Note: This review dates from November 1998 and the production's West End run at the Dominion Theatre. The cast for this production has changed since the writing of this review.
If John Travolta can mount a comeback, why can t the the vehicle which launched him? Riding the waves of the 70s revivalist movement, producer Robert Stigwood, who also produced the celluloid original 21 years ago, has brought Saturday Night Fever to the West End stage for its world premiere. Certainly, there was a strong air of nostalgic excitement - how often do you get clapping before the curtain rises? - amongst the now-graying audience. But it soon became obvious that this new version was missing a few vital ingredients.
Namely, the BeeGees. Few stage stars can carry off the Brothers Gibb distinctive falsetto sound; in this case, they don't even try. What we get instead is some liberal tampering with musical arrangements and disturbingly normal voices - producing poor imitations of those disco favourites. What works best are two new songs, "Immortality" and "First and Last", written especially for the show by the BeeGees.

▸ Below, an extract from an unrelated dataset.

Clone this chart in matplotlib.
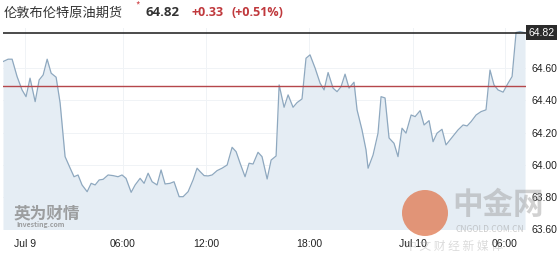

Nan Knighton's adaptation follows the film closely in the tale of Tony Manero (Adam Garcia) whose weekly escape from working class drudgery is found Saturday night on the dance floor of Brooklyn's Odyssey 2001 nightclub. But it can t quite recapture the drama and claustrophobic desperation of the original. The interweaving story lines involving Tony s priest brother, his distraught friend Bobby C (Simon Grieff), and admirer Annette (Tara Wilkinson) never quite make an impact and are left baldly hanging at the end.
Andy Edwards costumes are incredibly evocative of the era as are director and choreographer Arlene Phillips' (formerly of 70s group Hot Gossip) dance routines. There's the lasso, the pointing pose, and more pelvic thrusts and hip swivels than you could shake a bell-bottom at. With the exception of a backlit subway and what could be the world's largest disco ball, Robin Wagner's set design is much less effective - and certainly not the quality you d expect of a major West End musical.
As for the performers, best cameo prize must go to Richard Calkin's Monty who epitomises gold-medallioned sleaze. Grieff wins for most touching performance, though he s not given enough time to fully develop it.
And what of the young Garcia - does he measure up to Travolta? Well, thankfully he doesn't ape his predecessor as so many performers in Grease have mistakenly tried to do. Garcia is an excellent dancer, though weaker vocally (but then Johnny never had to sing), and a full-grown heart-throb on his own account. The scene where he strips to the waist is one of the show's most exciting.
This revival may not induce prolonged fevers but Garcia - and those pelvic thrusts - will set more than a few temperatures racing, if only momentarily.